Although the drums are programmed, they sound quite real in my opinion, harkening back to the track Spiral
, it really does sound like a real drummer is playing, in my personal opinion. Beautiful accentuation of ghost notes for that more jazzy feel, I also love the tone on the snare, super complimentary to everything that's going on in the strings department. The kick sits just right, not too overbearing or anything of that regard. Rhythm guitars often get out shun by the lead work, but constant lush chords are being played in abundance through a large duration of the record, very open sounding, it plays a large part in what makes this record sonically so grandiose sounding. The bass provides a great low end to the overall presentation, and it is quite audible which I am a big fan of, once again, extremely complementary to the overall bigger picture, although admittedly it doesn't do much more than playing route notes. And of course, I will reiterate about Sithu's playing, he is a top tier guitarist in this genre, without a doubt. His playing reminds me a lot of John Petrucci of Dream Theater (for the gen Z people), so blisteringly quick at times, but also stunningly gorgeous sonically, his playing takes me to the world of Andromeda, quite literally.
As if this record was not strong enough, The Andromedan
closes the record off with its colossal 30-minute runtime.

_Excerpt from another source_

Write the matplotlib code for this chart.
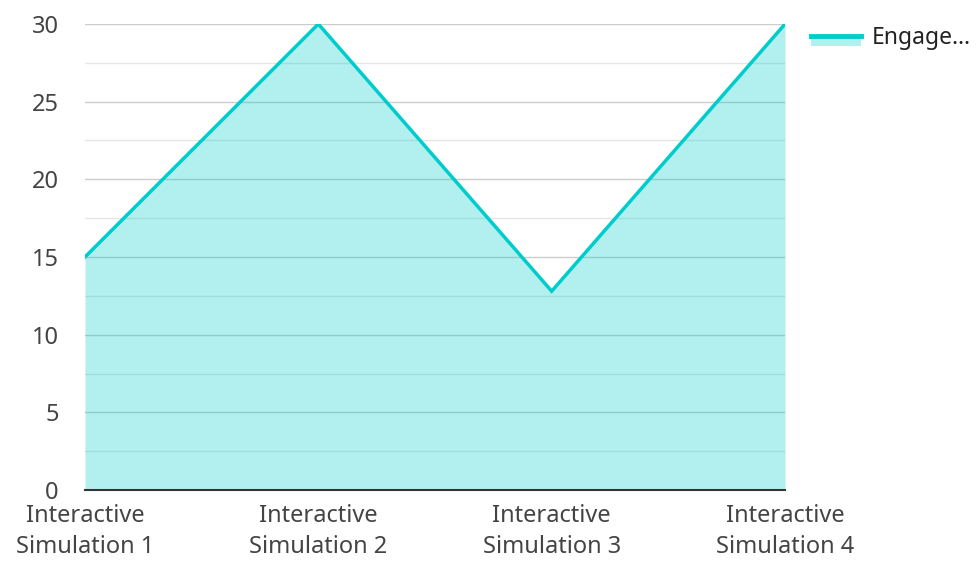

Everything said previously regarding this record can be reiterated here. Such a pleasant and stunning listen from beginning to end, from Pt. I: A Single Step
to Pt. IV: Mother of Creation
, it's an incredible, magnificent journey. Comparisons can be made towards Rush's 2112 I would suppose, but not much is common between the two other than they are long epics in parts, and both derive in abundance from outer space travel and sci-fi inspiration. There are subtle Meshuggah influences scattered throughout such as the strong-rooted groove bass section seen in Pt. IV: The Darkness Within
. It gives it a great metal edge, or perhaps a Progressive Metalcore edge that works swimmingly alongside all of the other qualities on display. As the name suggests, this track takes quite a dark and sinister turn, a nice switch from what is seen on the record overall, although there are heavy sections on previous tracks as well. I feel like I really don't have to explain what makes this record as a whole so great, but I did anyway. This record is a landmark in the landscape of Instrumental Progressive Music and should be seen as a classic to avid followers of the genre for years to come.